4 – As bienais, mostras, documentas e galerias de todo o mundo andam atulhadas de porcarias, fraudes, empulhações mercadológicas? Sim. Mas, de outro lado, figuras como Mark Rothko, Lucien Freud e Richard Serra também se impuseram ao mundo da arte na era do tal “relativismo estético”. Pode até ser que a franca picaretagem seja dominante no mercado artístico, mas, para confrontá-la, é preciso sensibilidade para fazer distinções – e sensibilidade é tudo o que falta ao filisteu que odeia arte contemporânea. A evidência de que Florczak carece de discernimento, aliás, aparece em um truque baixo, lá pelos três minutos do vídeo: ele apresenta uns borrões imprecisos e nos diz que, informados de que aquela imagem era um quadro do Pollock, seus alunos a cobriram de elogios rasgados.

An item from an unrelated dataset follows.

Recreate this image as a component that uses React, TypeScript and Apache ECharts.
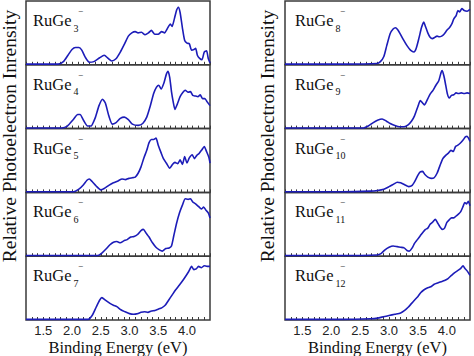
import React, { useEffect, useRef } from "react";
import * as echarts from "echarts";

// Binding energy (eV), relative intensity (0..1 of panel height)
const ruge3 = [[1.2,0.01],[1.5,0.01],[1.76,0.01],[1.85,0.05],[1.93,0.15],[2.0,0.24],[2.06,0.27],[2.12,0.27],[2.17,0.23],[2.23,0.12],[2.3,0.04],[2.38,0.05],[2.48,0.11],[2.56,0.15],[2.63,0.1],[2.69,0.06],[2.76,0.09],[2.84,0.2],[2.92,0.34],[2.98,0.45],[3.04,0.5],[3.1,0.52],[3.15,0.5],[3.21,0.51],[3.27,0.47],[3.33,0.5],[3.38,0.54],[3.44,0.48],[3.5,0.48],[3.56,0.52],[3.61,0.5],[3.66,0.57],[3.71,0.64],[3.74,0.6],[3.78,0.72],[3.82,0.86],[3.85,0.9],[3.88,0.82],[3.92,0.58],[3.96,0.38],[4.0,0.34],[4.04,0.33],[4.08,0.23],[4.12,0.24],[4.15,0.26],[4.18,0.15],[4.22,0.1],[4.26,0.08],[4.3,0.2],[4.34,0.22],[4.37,0.1],[4.4,0.03]];
const ruge4 = [[1.2,0.01],[1.5,0.01],[1.82,0.01],[1.92,0.04],[2.02,0.14],[2.1,0.22],[2.14,0.22],[2.2,0.13],[2.27,0.04],[2.33,0.04],[2.4,0.16],[2.47,0.36],[2.53,0.46],[2.58,0.4],[2.64,0.2],[2.7,0.07],[2.76,0.09],[2.84,0.16],[2.91,0.18],[2.98,0.14],[3.05,0.07],[3.15,0.05],[3.23,0.08],[3.3,0.18],[3.36,0.35],[3.42,0.55],[3.47,0.65],[3.51,0.68],[3.55,0.62],[3.6,0.72],[3.64,0.85],[3.67,0.9],[3.7,0.8],[3.73,0.58],[3.76,0.42],[3.79,0.3],[3.83,0.38],[3.88,0.5],[3.93,0.57],[3.97,0.6],[4.02,0.57],[4.06,0.58],[4.1,0.52],[4.15,0.51],[4.19,0.5],[4.23,0.53],[4.27,0.47],[4.31,0.47],[4.35,0.42],[4.4,0.36]];
const ruge5 = [[1.2,0.01],[1.6,0.01],[2.03,0.01],[2.12,0.05],[2.2,0.12],[2.26,0.19],[2.3,0.21],[2.35,0.17],[2.42,0.1],[2.5,0.04],[2.56,0.06],[2.64,0.11],[2.72,0.15],[2.8,0.18],[2.87,0.21],[2.93,0.2],[2.99,0.22],[3.05,0.23],[3.1,0.24],[3.15,0.3],[3.2,0.4],[3.25,0.54],[3.3,0.66],[3.34,0.78],[3.38,0.83],[3.42,0.83],[3.46,0.85],[3.5,0.74],[3.55,0.62],[3.59,0.53],[3.64,0.46],[3.7,0.38],[3.75,0.44],[3.79,0.47],[3.84,0.45],[3.88,0.51],[3.92,0.44],[3.96,0.56],[4.0,0.46],[4.04,0.54],[4.09,0.59],[4.13,0.53],[4.17,0.58],[4.21,0.61],[4.26,0.67],[4.3,0.72],[4.34,0.64],[4.38,0.55],[4.4,0.46]];
const ruge6 = [[1.2,0.01],[1.8,0.01],[2.45,0.01],[2.52,0.05],[2.6,0.12],[2.66,0.18],[2.72,0.22],[2.78,0.23],[2.84,0.21],[2.9,0.24],[2.96,0.26],[3.02,0.3],[3.08,0.31],[3.14,0.34],[3.2,0.4],[3.24,0.42],[3.29,0.36],[3.34,0.3],[3.4,0.21],[3.46,0.14],[3.52,0.1],[3.57,0.08],[3.63,0.12],[3.69,0.13],[3.73,0.16],[3.77,0.32],[3.82,0.52],[3.87,0.68],[3.92,0.8],[3.97,0.9],[4.02,0.89],[4.06,0.9],[4.1,0.85],[4.15,0.82],[4.2,0.78],[4.25,0.74],[4.29,0.77],[4.33,0.72],[4.37,0.68],[4.4,0.6]];
const ruge7 = [[1.2,0.01],[1.8,0.01],[2.28,0.01],[2.35,0.07],[2.42,0.2],[2.48,0.31],[2.52,0.35],[2.58,0.31],[2.66,0.26],[2.72,0.23],[2.78,0.21],[2.85,0.16],[2.92,0.13],[3.0,0.1],[3.07,0.09],[3.14,0.1],[3.2,0.12],[3.26,0.13],[3.32,0.12],[3.38,0.14],[3.44,0.15],[3.5,0.17],[3.56,0.19],[3.62,0.23],[3.68,0.31],[3.74,0.39],[3.8,0.47],[3.86,0.54],[3.92,0.61],[3.98,0.69],[4.03,0.76],[4.08,0.84],[4.12,0.79],[4.16,0.8],[4.2,0.84],[4.25,0.82],[4.3,0.85],[4.35,0.84],[4.4,0.84]];
const ruge8 = [[1.2,0.01],[2.2,0.01],[2.79,0.02],[2.85,0.05],[2.91,0.13],[2.96,0.3],[3.02,0.49],[3.07,0.56],[3.11,0.58],[3.15,0.55],[3.19,0.49],[3.25,0.39],[3.31,0.3],[3.37,0.23],[3.43,0.2],[3.47,0.26],[3.52,0.43],[3.56,0.58],[3.6,0.67],[3.63,0.6],[3.67,0.5],[3.71,0.43],[3.75,0.41],[3.79,0.43],[3.83,0.45],[3.87,0.44],[3.91,0.45],[3.95,0.48],[4.0,0.54],[4.05,0.59],[4.09,0.65],[4.12,0.72],[4.16,0.77],[4.19,0.85],[4.22,0.83],[4.26,0.88],[4.3,0.85],[4.35,0.84],[4.4,0.87]];
const ruge9 = [[1.2,0.01],[2.0,0.01],[2.56,0.01],[2.64,0.04],[2.72,0.09],[2.8,0.13],[2.88,0.15],[2.95,0.12],[3.02,0.08],[3.1,0.05],[3.18,0.03],[3.26,0.03],[3.33,0.06],[3.39,0.12],[3.44,0.2],[3.5,0.35],[3.54,0.44],[3.58,0.4],[3.61,0.37],[3.66,0.45],[3.71,0.54],[3.76,0.6],[3.81,0.68],[3.86,0.75],[3.9,0.88],[3.92,0.91],[3.95,0.82],[3.98,0.68],[4.01,0.54],[4.04,0.48],[4.08,0.52],[4.12,0.53],[4.16,0.56],[4.2,0.55],[4.25,0.56],[4.3,0.55],[4.35,0.56],[4.4,0.55]];
const ruge10 = [[1.2,0.01],[2.2,0.01],[2.68,0.02],[2.8,0.03],[2.91,0.05],[3.0,0.09],[3.08,0.13],[3.14,0.16],[3.2,0.15],[3.27,0.12],[3.34,0.09],[3.4,0.11],[3.45,0.18],[3.5,0.27],[3.54,0.32],[3.58,0.33],[3.62,0.28],[3.67,0.24],[3.73,0.22],[3.78,0.23],[3.83,0.3],[3.88,0.42],[3.93,0.53],[3.98,0.58],[4.03,0.62],[4.07,0.66],[4.11,0.64],[4.15,0.72],[4.19,0.74],[4.23,0.77],[4.28,0.82],[4.32,0.87],[4.35,0.88],[4.38,0.84],[4.4,0.8]];
const ruge11 = [[1.2,0.01],[2.2,0.01],[2.79,0.02],[2.86,0.04],[2.93,0.1],[3.0,0.14],[3.07,0.16],[3.14,0.15],[3.2,0.14],[3.26,0.13],[3.31,0.09],[3.35,0.08],[3.4,0.13],[3.44,0.2],[3.49,0.26],[3.54,0.32],[3.59,0.38],[3.63,0.42],[3.67,0.44],[3.71,0.5],[3.75,0.53],[3.8,0.58],[3.84,0.52],[3.88,0.46],[3.92,0.42],[3.96,0.44],[4.0,0.53],[4.04,0.57],[4.08,0.6],[4.12,0.6],[4.16,0.63],[4.2,0.66],[4.24,0.7],[4.28,0.78],[4.31,0.84],[4.34,0.82],[4.37,0.86],[4.4,0.79]];
const ruge12 = [[1.2,0.01],[2.2,0.01],[2.68,0.02],[2.8,0.03],[2.9,0.05],[3.0,0.07],[3.1,0.09],[3.2,0.11],[3.27,0.15],[3.33,0.2],[3.39,0.26],[3.45,0.32],[3.5,0.37],[3.55,0.43],[3.6,0.47],[3.66,0.5],[3.72,0.52],[3.78,0.56],[3.84,0.58],[3.9,0.6],[3.96,0.62],[4.02,0.65],[4.08,0.7],[4.13,0.74],[4.18,0.77],[4.23,0.8],[4.28,0.85],[4.31,0.81],[4.35,0.77],[4.4,0.7]];

const leftSeries = [ruge3, ruge4, ruge5, ruge6, ruge7];
const rightSeries = [ruge8, ruge9, ruge10, ruge11, ruge12];
const leftSubs = ["3", "4", "5", "6", "7"];
const rightSubs = ["8", "9", "10", "11", "12"];
const xMin = 1.2;
const xMax = 4.4;
const xLabelTicks = [1.5, 2.0, 2.5, 3.0, 3.5, 4.0];
const xTitle = "Binding Energy (eV)";
const yTitle = "Relative Photoelectron Inrensity";

const LINE = "#1c1cb8";
const FRAME = "#3a3a3a";
const SERIF = "Liberation Serif";

export default function App() {
  const ref = useRef<HTMLDivElement>(null);
  useEffect(() => {
    if (!ref.current) return;
    const chart = echarts.init(ref.current, null, { renderer: "svg" });
    const grids: any[] = [];
    const xAxes: any[] = [];
    const yAxes: any[] = [];
    const series: any[] = [];
    const graphics: any[] = [];
    const panelTop = 1;
    const panelH = 63.8;
    const cols = [
      { left: 26, width: 184, data: leftSeries, subs: leftSubs, labelX: 33 },
      { left: 285, width: 185, data: rightSeries, subs: rightSubs, labelX: 295 },
    ];
    cols.forEach((c, ci) => {
      c.data.forEach((d, i) => {
        const idx = grids.length;
        const top = panelTop + i * panelH;
        const isBottom = i === c.data.length - 1;
        grids.push({
          left: c.left, width: c.width, top, height: panelH,
          show: true, borderColor: FRAME, borderWidth: 1.5, backgroundColor: "transparent",
        });
        xAxes.push({
          type: "value", gridIndex: idx, min: xMin, max: xMax, interval: 0.1,
          axisLine: { show: false },
          splitLine: { show: false },
          axisTick: { show: true, inside: true, length: 3, lineStyle: { color: FRAME, width: 1 } },
          axisLabel: {
            show: isBottom,
            margin: 4,
            fontFamily: "Liberation Sans",
            fontSize: 13,
            color: "#222",
            showMinLabel: false,
            showMaxLabel: false,
            formatter: (v: number) => {
              const hit = xLabelTicks.find((t) => Math.abs(t - v) < 1e-6);
              return hit !== undefined ? hit.toFixed(1) : "";
            },
          },
        });
        yAxes.push({ type: "value", gridIndex: idx, min: 0, max: 1, show: false });
        series.push({
          type: "line", xAxisIndex: idx, yAxisIndex: idx, data: d,
          showSymbol: false, smooth: 0.2, lineStyle: { color: LINE, width: 1.6 },
          clip: true,
        });
        graphics.push({
          type: "text", x: c.labelX, y: top + 19.5,
          style: { text: "RuGe", fontSize: 16.5, fontFamily: SERIF, fill: "#111", verticalAlign: "middle" },
        });
        graphics.push({
          type: "text", x: c.labelX + 40.5, y: top + 27,
          style: { text: c.subs[i], fontSize: 10, fontFamily: SERIF, fill: "#111", verticalAlign: "middle" },
        });
        graphics.push({
          type: "text", x: c.labelX + 45, y: top + 10,
          style: { text: "\u2212", fontSize: 9, fontFamily: SERIF, fill: "#111", verticalAlign: "middle" },
        });
      });
      const cx = c.left + c.width / 2;
      graphics.push({
        type: "text", x: cx, y: 347,
        style: { text: xTitle, fontSize: 16.5, fontFamily: SERIF, fill: "#111", align: "center", verticalAlign: "middle" },
      });
      graphics.push({
        type: "text", x: ci === 0 ? 9 : 267, y: 136, rotation: Math.PI / 2,
        style: { text: yTitle, fontSize: 19.5, fontFamily: SERIF, fill: "#111", align: "center", verticalAlign: "middle" },
      });
    });
    chart.setOption({
      animation: false,
      backgroundColor: "#fff",
      grid: grids,
      xAxis: xAxes,
      yAxis: yAxes,
      series,
      graphic: graphics,
    });
    return () => chart.dispose();
  }, []);
  return <div ref={ref} style={{ width: 474, height: 356, position: "absolute", left: 0, top: 0 }} />;
}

Tratava-se, na verdade, de um avental sujo de tinta. Os alunos, pelo jeito, merecem seu mestre: eu, que tenho a mais rudimentar das educações artísticas, de cara vi que aquela porcaria não era um Pollock.
Não, a arte não morreu e a cultura não está em decadência, por mais que esses refrões desgastados sejam periodicamente repetidos pelos trombeteiros do apocalipse (caso de Mario Vargas Llosa no equivocadíssimo A Civilização do Espetáculo). Quem souber ler, ver e ouvir encontrará por aí muita coisa vital, remodelando (e não relativizando) os parâmetros com que fizemos arte até aqui.
***
Minha diatribe contra o filisteu que odeia arte contemporânea foi longa, mas necessária para restabelecer certas distinções elementares. Agora que o terreno está limpo, resta dizer algumas palavras sobre os méritos artísticos do Basquiat e Yoko Ono, artistas que motivaram este texto. Pois lá vai:
O quadro milionário de Basquiat é um troço horroroso.
A exposição de Yoko Ono em São Paulo é uma constrangedora bobagem.